Dost the argument go on "as follows"? Where in Popper's writings dost it? If 
the argument only goes on "as follows" in JLS' head, ere then he verily 
trolleth.

D


On Wednesday, 10 September 2014, 15:16, 
"dmarc-noreply@xxxxxxxxxxxxx<mailto:dmarc-noreply@xxxxxxxxxxxxx>" 
<dmarc-noreply@xxxxxxxxxxxxx<mailto:dmarc-noreply@xxxxxxxxxxxxx>> wrote:

My last post today!

We are using 'connoisseur' and wondering what Popper might have said about
it.

In a message dated 9/10/2014 9:25:02 A.M. Eastern Daylight Time,
donalmcevoyuk@xxxxxxxxxxx<mailto:donalmcevoyuk@xxxxxxxxxxx> asks:

>where dost Popper ever remark thus?

-- i.e. that connoisseurs are no connoisseurs.

Well, for starters. There's

http://en.wikipedia.org/wiki/Critical_rationalism

"Critical rationalism is an epistemological philosophy advanced by Karl
Popper. ... [A] [c]ritical rationalist[... such as Popper was] hold[s] that
scientific theories and

ANY OTHER CLAIMS TO KNOWLEDGE

[emphasis Speranza's]

can and should be rationally criticized, and (if they have empirical
content) can and should be subjected to tests which may falsify them. Thus
claims to knowledge may be contrastingly and normatively evaluated. They are
either falsifiable and thus empirical (in a very broad sense), or not
falsifiable and thus non-empirical. Those claims to knowledge that are  
potentially
falsifiable can then be admitted to the body of empirical science,  and then
further differentiated according to whether they are retained or are  later
actually falsified. If retained, further differentiation may be made on
the basis of how much subjection to criticism they have received, how severe
such criticism has been, and how probable the theory is, with the least
probable  theory that still withstands attempts to falsify it being the one to
be  preferred."

The argument goes on as follows.

Suppose a connoisseur says:

i. I am a connoisseur.

By the law of Descartes, this yields.

ii. If I am I connoisseur, I can't be wrong.

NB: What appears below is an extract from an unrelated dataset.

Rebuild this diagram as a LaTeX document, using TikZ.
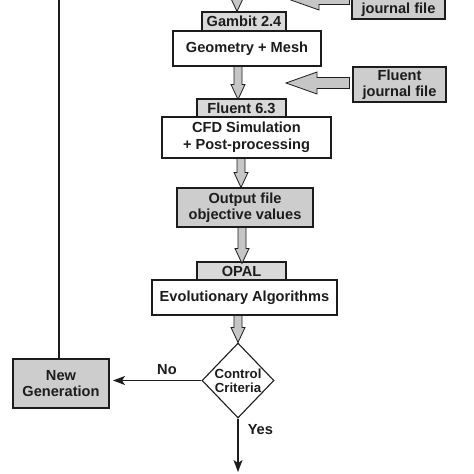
\documentclass[tikz,border=0pt]{standalone}
\usepackage{fontspec}
\setmainfont{Liberation Sans}
\usetikzlibrary{shapes.geometric,arrows.meta,calc}
\definecolor{tabgray}{HTML}{D9D9D9}
\definecolor{boxgray}{HTML}{CDCDCD}
\definecolor{arrgray}{HTML}{C6C6C6}
\definecolor{inkc}{HTML}{1C1C1C}
\begin{document}
\begin{tikzpicture}[x=1pt,y=-1pt,
  every node/.style={font=\bfseries\fontsize{14.6}{16.5}\selectfont, text=inkc, align=center, inner sep=0pt},
  wbox/.style={draw=inkc, line width=1.1pt, fill=white, rectangle},
  gbox/.style={draw=inkc, line width=1.1pt, fill=boxgray, rectangle},
  tabbox/.style={draw=inkc, line width=1.1pt, fill=tabgray, rectangle},
  fatv/.style={draw=inkc, line width=0.8pt, fill=arrgray, line join=miter,
    to path={let \p1=(\tikztostart), \p2=(\tikztotarget) in
      (\x1-4pt,\y1) -- (\x1-4pt,\y2+15pt) -- (\x1-7pt,\y2+15pt) -- (\x1,\y2)
      -- (\x1+7pt,\y2+15pt) -- (\x1+4pt,\y2+15pt) -- (\x1+4pt,\y1) -- cycle}},
  fath/.style={draw=inkc, line width=0.8pt, fill=arrgray, line join=miter,
    to path={let \p1=(\tikztostart), \p2=(\tikztotarget) in
      (\x1,\y2-5.5pt) -- (\x2+31pt,\y2-5.5pt) -- (\x2+31pt,\y2-11pt) -- (\x2,\y2)
      -- (\x2+31pt,\y2+11pt) -- (\x2+31pt,\y2+5.5pt) -- (\x1,\y2+5.5pt) -- cycle}},
  blk/.style={draw=inkc, line width=1.5pt, -{Stealth[length=12pt,width=9pt,inset=3pt]}},
  lbl/.style={font=\bfseries\fontsize{14.6}{16.5}\selectfont}
]
\useasboundingbox (0,0) rectangle (474,474);
\clip (0,0) rectangle (474,474);
\fill[white] (0,0) rectangle (474,474);

% nodes
\node[gbox, minimum width=93pt, minimum height=35pt] (topj) at (398.5,1.5) {};
\node (topjt) at (398.5,9.5) {journal file};
\node[tabbox, minimum width=84pt, minimum height=19pt] (gambit) at (244,21.5) {Gambit 2.4};
\node[wbox, minimum width=148pt, minimum height=35pt] (geom) at (247,48.5) {Geometry + Mesh};
\node[gbox, minimum width=93pt, minimum height=35pt] (fluentj) at (399.5,84.5) {Fluent\\journal file};
\node[tabbox, minimum width=89pt, minimum height=18pt] (fluent) at (241.5,108) {Fluent 6.3};
\node[wbox, minimum width=169pt, minimum height=41pt] (cfd) at (246.5,137.5) {CFD Simulation\\+ Post-processing};
\node[gbox, minimum width=136pt, minimum height=39pt] (outp) at (245,207.5) {Output file\\objective values};
\node[tabbox, minimum width=89pt, minimum height=18pt] (opal) at (241.5,271) {OPAL};
\node[wbox, minimum width=185pt, minimum height=35pt] (evo) at (244.5,297.5) {Evolutionary Algorithms};
\node[diamond, draw=inkc, line width=1.1pt, fill=white, minimum width=72pt, minimum height=75pt, inner sep=0pt] (dia) at (238,380.5) {};
\node[font=\bfseries\fontsize{13.2}{14}\selectfont] (ctrl) at (dia.center) {Control\\Criteria};
\node[gbox, minimum width=96pt, minimum height=49pt] (newgen) at (61,383.5) {New\\Generation};

% helper coordinates
\coordinate (a1) at (237,0);
\coordinate (a2) at (238,0);
\coordinate (a3) at (241,0);
\coordinate (a4) at (242,0);
\coordinate (topstart) at (237,-20);
\coordinate (tjtip) at (288,-1);
\coordinate (fjtip) at (286,83);
\coordinate (ngx) at (113,0);
\coordinate (yesend) at (238,472);
\coordinate (ltop) at (59,-2);

% fat arrows
\path[fatv] (topstart) to (gambit.north -| a1);
\path[fatv] (geom.south -| a2) to ([yshift=-1pt]fluent.north -| a2);
\path[fatv] (cfd.south -| a3) to (outp.north -| a3);
\path[fatv] (outp.south -| a4) to ([yshift=-2pt]opal.north -| a4);
\path[fatv] (evo.south -| a2) to (dia.north);
\path[fath] ([xshift=-2pt]topj.west) to (tjtip);
\path[fath] ([xshift=-3pt]fluentj.west) to (fjtip);

% black connectors
\draw[blk] (dia.west) -- (dia.west -| ngx) node[lbl, pos=0.39, above=5pt] (nolbl) {No};
\draw[blk] (dia.south) -- (yesend) node[lbl, pos=0.2, right=9pt] (yeslbl) {Yes};
\draw[draw=inkc, line width=1.5pt] (newgen.north -| ltop) -- (ltop);
\end{tikzpicture}
\end{document}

But Popper, as per the above, challenges the consequent of (ii),

iii. I can't be wrong.

Therefore, Popper is suggesting (or at most implicating) that there are no
'true'* connoisseurs.

Cheers,

Speranza

* Grice calls "true" in "true connoisseur" a trouser-word. "I borrow the
phrase from Austin. Sexist, I confess but should do for now" (Grice thought
'trouser word' a sexist expression because it is expanded by Austin as "the
word  that wears the trousers" -- implicating that there is a gender
implicature in  the wearing of this piece of costume that some Scots may cancel 
on
occasion).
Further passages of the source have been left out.